An orifice plate is a simple device engineers use to measure or restrict the flow of fluids—like liquids, gases, or steam—within a pipeline. It is one of the most widely used methods in industrial flow measurement due to its reliability and low cost. The plate acts as a primary element in a flow meter, creating a precise constriction that forces the passing fluid to behave predictably. This allows for an indirect, yet highly accurate, determination of the flow rate in a system.
Defining the Orifice Plate
The orifice plate is typically a thin, flat metal disc with a precisely bored hole at its center, designed to be installed perpendicular to the fluid flow. This plate is secured between two flanges within the pipeline, creating a controlled bottleneck. Common construction materials include stainless steel, though alloys like Monel or nickel are used for corrosive environments to maintain integrity under high pressure and temperature.
The plate’s function is purely mechanical, serving as a fixed obstruction that forces the entire flow through a smaller area. This constriction causes the fluid to speed up, which creates a measurable change in the system. The design, particularly the sharpness and dimension of the bore edge, is manufactured to stringent industry standards to ensure repeatable results.
The Principle of Flow Measurement
The measurement of flow rate using an orifice plate is based on a fundamental concept in fluid dynamics relating a fluid’s speed to its pressure. When a fluid approaches the restriction, its pressure briefly increases because the flow is momentarily slowed. As the fluid is forced through the small opening, its velocity must increase significantly to maintain the mass flow rate. This increase in speed comes at the expense of the fluid’s static pressure, causing a noticeable pressure drop immediately following the plate.
This measurable difference between the upstream (higher pressure) and downstream (lower pressure) sides is known as the differential pressure. The point of maximum velocity and minimum pressure occurs slightly downstream of the plate, at a location called the vena contracta. This is where the fluid stream has narrowed to its smallest diameter after passing the restriction.

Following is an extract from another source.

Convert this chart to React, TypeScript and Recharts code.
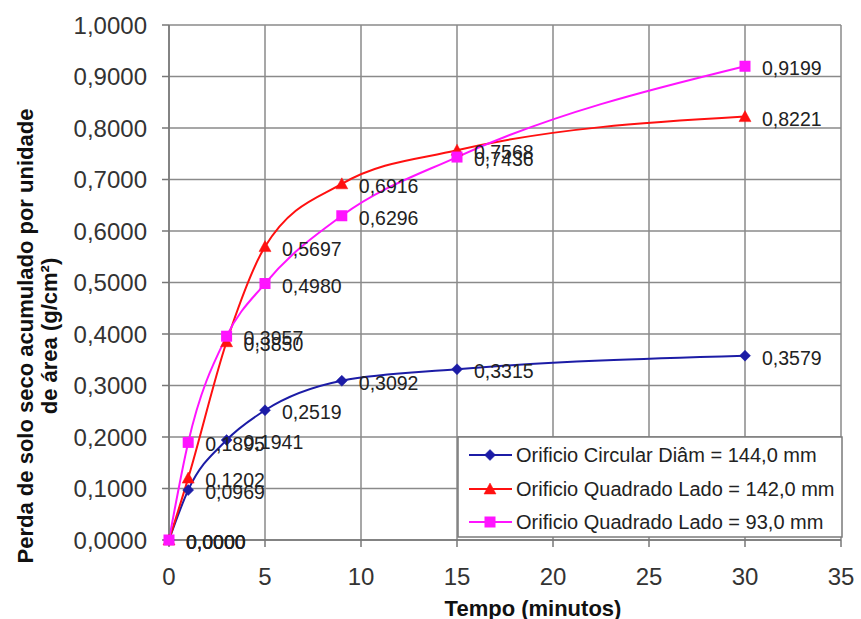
import React from 'react';
import { LineChart, Line, XAxis, YAxis, CartesianGrid, LabelList, Customized } from 'recharts';

const FONT = '"Liberation Sans", Arial, Helvetica, sans-serif';

// ---- data ----
const times = [0, 1, 3, 5, 9, 15, 30];
const circular144 = [0, 0.0969, 0.1941, 0.2519, 0.3092, 0.3315, 0.3579];
const square142 = [0, 0.1202, 0.385, 0.5697, 0.6916, 0.7568, 0.8221];
const square93 = [0, 0.1895, 0.3957, 0.498, 0.6296, 0.7436, 0.9199];
const xTicks = [0, 5, 10, 15, 20, 25, 30, 35];
const yTicks = [0, 0.1, 0.2, 0.3, 0.4, 0.5, 0.6, 0.7, 0.8, 0.9, 1.0];
const seriesNames = [
  'Orificio Circular Diâm = 144,0 mm',
  'Orificio Quadrado Lado = 142,0 mm',
  'Orificio Quadrado Lado = 93,0 mm',
];
const xTitle = 'Tempo (minutos)';
const yTitleLine1 = 'Perda de solo seco acumulado por unidade';
const yTitleLine2 = 'de área  (g/cm²)';

const data = times.map((t, i) => ({ t, c144: circular144[i], q142: square142[i], q93: square93[i] }));

const COLORS = ['#1c1ca6', '#ff1010', '#ff14ff'];
const GRID = '#8a8a8a';

const fmt = (v: number) => v.toFixed(4).replace('.', ',');

function Marker({ kind, cx, cy, color }: { kind: number; cx: number; cy: number; color: string }) {
  if (cx == null || cy == null) return null;
  if (kind === 0) {
    const r = 5.5;
    return <polygon points={`${cx},${cy - r} ${cx + r},${cy} ${cx},${cy + r} ${cx - r},${cy}`} fill={color} stroke={color} strokeWidth={0.5} />;
  }
  if (kind === 1) {
    return <polygon points={`${cx},${cy - 6} ${cx + 6},${cy + 5} ${cx - 6},${cy + 5}`} fill={color} stroke={color} strokeWidth={0.5} />;
  }
  return <rect x={cx - 5.5} y={cy - 5.5} width={11} height={11} fill={color} />;
}

const makeDot = (kind: number) => (p: any) => (
  <Marker key={`m-${kind}-${p.index}`} kind={kind} cx={p.cx} cy={p.cy} color={COLORS[kind]} />
);

const valueLabel = (p: any) => {
  const { x, y, value } = p;
  if (x == null || y == null) return null;
  return (
    <text x={x + 17} y={y + 9} fontSize={19.5} fontFamily={FONT} fill="#222" textAnchor="start">
      {fmt(Number(value))}
    </text>
  );
};

const Titles = () => (
  <g fontFamily={FONT} fontWeight="bold" fontSize={22} fill="#111">
    <text x={33} y={336} textAnchor="middle" transform="rotate(-90, 33, 336)">{yTitleLine1}</text>
    <text x={57} y={336} textAnchor="middle" transform="rotate(-90, 57, 336)">
      {yTitleLine2}
    </text>
    <text x={533} y={616} textAnchor="middle">{xTitle}</text>
  </g>
);

const LegendBox = () => {
  const rows = [455, 489, 522];
  return (
    <g fontFamily={FONT}>
      <rect x={458} y={437} width={384} height={100} fill="#fff" stroke="#7a7a7a" strokeWidth={1.5} />
      {rows.map((ry, i) => (
        <g key={i}>
          <line x1={469} x2={512} y1={ry} y2={ry} stroke={COLORS[i]} strokeWidth={2} />
          <Marker kind={i} cx={490} cy={ry} color={COLORS[i]} />
          <text x={516} y={ry + 7} fontSize={20} fill="#222">{seriesNames[i]}</text>
        </g>
      ))}
    </g>
  );
};

export default function App() {
  return (
    <div style={{ position: 'absolute', left: 0, top: 0, background: '#fff' }}>
      <LineChart width={861} height={619} data={data} margin={{ top: 25, right: 20, bottom: 0, left: 0 }}>
        <CartesianGrid stroke={GRID} strokeWidth={1.5} />
        <XAxis
          dataKey="t"
          type="number"
          domain={[0, 35]}
          ticks={xTicks}
          interval={0}
          height={79}
          tickSize={7}
          tickMargin={21}
          axisLine={{ stroke: '#777', strokeWidth: 1.5 }}
          tickLine={{ stroke: '#777', strokeWidth: 1.5 }}
          tick={{ fontSize: 24, fontFamily: FONT, fill: '#333' }}
        />
        <YAxis
          type="number"
          domain={[0, 1]}
          ticks={yTicks}
          interval={0}
          width={169}
          tickSize={7}
          tickMargin={15}
          tickFormatter={fmt}
          axisLine={{ stroke: '#777', strokeWidth: 1.5 }}
          tickLine={{ stroke: '#777', strokeWidth: 1.5 }}
          tick={{ fontSize: 24, fontFamily: FONT, fill: '#333' }}
        />
        <Line type="monotone" dataKey="c144" stroke={COLORS[0]} strokeWidth={2} dot={makeDot(0)} isAnimationActive={false}>
          <LabelList dataKey="c144" content={valueLabel} />
        </Line>
        <Line type="monotone" dataKey="q142" stroke={COLORS[1]} strokeWidth={2} dot={makeDot(1)} isAnimationActive={false}>
          <LabelList dataKey="q142" content={valueLabel} />
        </Line>
        <Line type="monotone" dataKey="q93" stroke={COLORS[2]} strokeWidth={2} dot={makeDot(2)} isAnimationActive={false}>
          <LabelList dataKey="q93" content={valueLabel} />
        </Line>
        <Customized component={Titles} />
        <Customized component={LegendBox} />
      </LineChart>
    </div>
  );
}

Engineers use pressure-sensing instruments connected to taps near the plate to capture this differential. The flow rate calculation is based on the principle that the square root of the measured pressure differential is directly proportional to the volumetric flow rate. While pressure partially recovers downstream, a permanent pressure loss remains in the system due to turbulence and friction.
Different Designs and Their Uses
While the standard design features a concentric, sharp-edged bore, engineers utilize several variations of the orifice plate to solve specific fluid handling problems.
Concentric Plate
The concentric plate, with its central hole, is the most common design. It is used primarily for measuring clean liquids, gases, and steam where the fluid is homogenous and free of solid particles. This design offers the lowest measurement uncertainty for single-phase flows.
Eccentric Plate
For fluids containing suspended solids or a mixture of liquid and gas, the eccentric orifice plate is often chosen. This design features a circular bore offset near the bottom or top of the pipe, rather than centered. Positioning the bore eccentrically prevents the accumulation of debris that could clog a concentric plate, allowing solids to be swept through with the flow.
Segmental Plate
The segmental orifice plate is used for highly viscous fluids or those with a high concentration of solids, such as slurries. This plate features a segment-shaped opening, resembling a partially cut-out circle, which sits flush with the bottom of the pipe. This large opening promotes drainage and minimizes the chance of material build-up.
Common Industrial Applications
Orifice plates are widely employed across numerous industries where monitoring and control of fluid movement are necessary for operational safety and efficiency. Their simplicity, low installation cost, and proven reliability make them a foundational tool for flow measurement in large-scale systems.
The oil and gas sector relies heavily on these devices for measuring natural gas flow through pipelines and for monitoring fluids at high pressures and temperatures. Their robust construction makes them well-suited for these demanding environments.
In the power generation industry, orifice plates are used for measuring the flow of steam and water in boilers and cooling systems. Accurate steam flow measurement ensures efficient energy production and maintains the integrity of the steam lines.
Water treatment facilities use them to monitor the flow rates of treated and untreated water, ensuring adherence to regulatory standards. The chemical processing and petrochemical industries utilize them extensively for process control and mass balance calculations. They are also found in commercial HVAC systems to monitor the flow of refrigerants and heat transfer fluids.